Prefix/suffix tree are generally the standard, best and most cautious solution for this sort of thing in my opinion. You can't go wrong with them.
But here is a different idea, which resorts to Bloom filters. You probably know what these are, but just in case (and for other people reading this answer): Bloom filters are very small, very compact bit-vectors which approximate set inclusion. If you have a set S and a Bloom filter for that set B(S), then
x ∈ S ⇒ x ∈ B(S)
but the reciprocate is false. This is what is probabilistic about the structure: there is a (quantifiable) probability that the Bloom filter will return a false positive. But approximating inclusion with the Bloom filter is wildly faster than testing it exactly on the set.
(A simple case use: in a lot of applications, the Bloom filter is used, well, as a filter. Checking cache is expensive, because you have to do a hard drive access, so programs like Squid will first check a small Bloom filter in memory, and if the Bloom filter returns a positive result, then Squid will go check the cache. If it was false positive, then that's OK, because Squid will find that out when actually visiting the cache---but the advantage is that the Bloom filter will have spared Squid having to check the cache for a lot of requests where it would have been useless.)
Bloom filters were used with some success in string search. Here is a sketch (I may remember some of the details wrong) of this application. A text file is a sequence of N lines. You are looking for a word composed of M letters (and no word can be spread accross two lines). A preprocessing phase will build ONE Bloom filter for each line, by adding every subsequence of the line to the Bloom filter; for instance, for this line
Touching this dreaded sight, twice seene of vs,
And the corresponding Bloom filter will be created with "T", "To", "Tou" ... "o", "ou", ... "vs,", "s", "s,", ",". (I may have this part wrong. Or you might want to optimize.)

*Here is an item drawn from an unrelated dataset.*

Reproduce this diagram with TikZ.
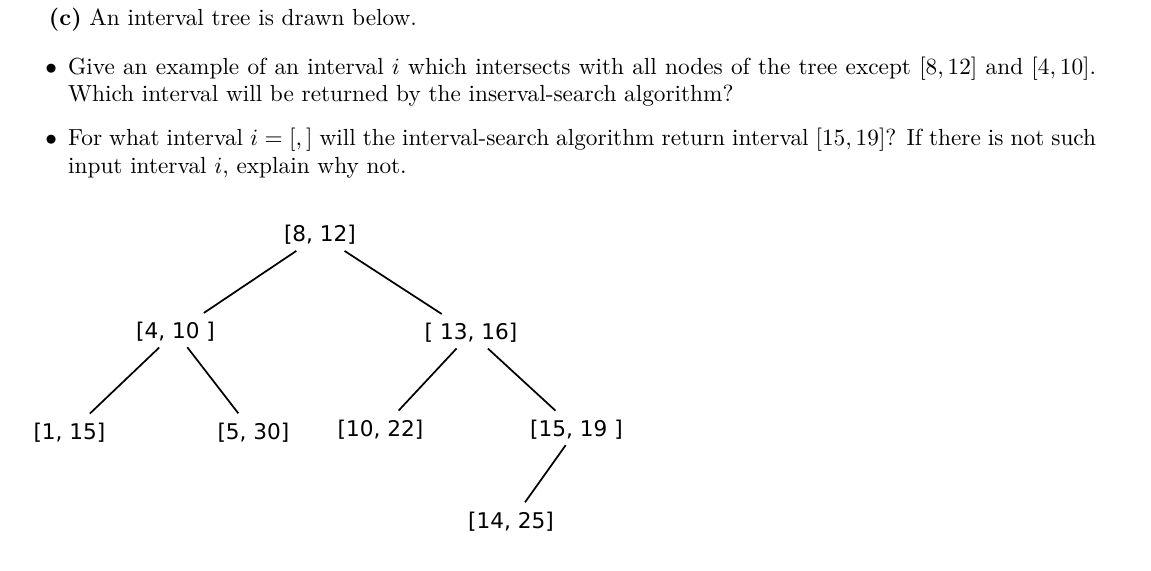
\documentclass[tikz,border=0pt]{standalone}
\usepackage{fontspec}
\newfontfamily\treefont{DejaVu Sans}
\begin{document}
\begin{tikzpicture}[x=0.4296pt,y=-0.4296pt,
  txt/.style={anchor=base west, inner sep=0pt, font=\fontsize{10}{12}\selectfont},
  tnode/.style={inner xsep=0pt, inner ysep=3.16pt, font=\treefont\fontsize{9.29}{11}\selectfont},
  edge/.style={line width=0.74pt, shorten <=-1.2pt, shorten >=1.2pt}]
\useasboundingbox (0,0) rectangle (1151,571);
% text
\node[txt] (title) at (48.5,26) {\textbf{(c)} An interval tree is drawn below.};
\node[txt] (b1) at (45,74.5) {$\bullet$};
\node[txt] (l1) at (67.7,74.5) {\makebox[441.6pt][s]{Give an example of an interval $i$ which intersects with all nodes of the tree except $[8,12]$ and $[4,10]$.}};
\node[txt] (l2) at (67.7,102) {Which interval will be returned by the inserval-search algorithm?};
\node[txt] (b2) at (45,146) {$\bullet$};
\node[txt] (l3) at (67.7,146) {\makebox[441.6pt][s]{For what interval $i=[,]$ will the interval-search algorithm return interval $[15,19]$? If there is not such}};
\node[txt] (l4) at (67.7,173.5) {input interval $i$, explain why not.};
% tree
\node[tnode] (n812)  at (320,235)   {[8, 12]};
\node[tnode] (n410)  at (175.5,332) {[4, 10 ]};
\node[tnode] (n1316) at (471,333)   {[ 13, 16]};
\node[tnode] (n115)  at (69.5,433)  {[1, 15]};
\node[tnode] (n530)  at (253.5,433) {[5, 30]};
\node[tnode] (n1022) at (380.5,430) {[10, 22]};
\node[tnode] (n1519) at (576.5,430) {[15, 19 ]};
\node[tnode] (n1425) at (511,522)   {[14, 25]};
\draw[edge] (n812) -- (n410);
\draw[edge] (n812) -- (n1316);
\draw[edge] (n410) -- (n115);
\draw[edge] (n410) -- (n530);
\draw[edge] (n1316) -- (n1022);
\draw[edge] (n1316) -- (n1519);
\draw[edge] (n1519) -- (n1425);
\end{tikzpicture}
\end{document}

Then when searching for the subword of size M, simply do one very fast check on each of the Bloom filters, and when there is a hit, examine the line closely with the KMP algorithm, for instance. In practice, if you tune your Bloom filters well, the trade-off is remarkable. Searching is incredibly fast because you eliminate all useless lines.
I believe from this concept you could derive a useful scheme for your situation. Right now, I see two evident adaptation:
either cut your data set in many blocks of size K (each with its Bloom filter, like the lines in the previous example);
or use a sort-of dichotomy where you split the set into two subset, each with a Bloom filter, then each subset split into two sub-subsets with their own Bloom filter, etc. (if you are going to add all substrings as suggested with the method I described, this second idea would be a bit prohibitive---except you don't have to add all substrings, only substrings ranging size 1 to 10).
Both ideas can be combined in inventive ways to create multi-layered schemes.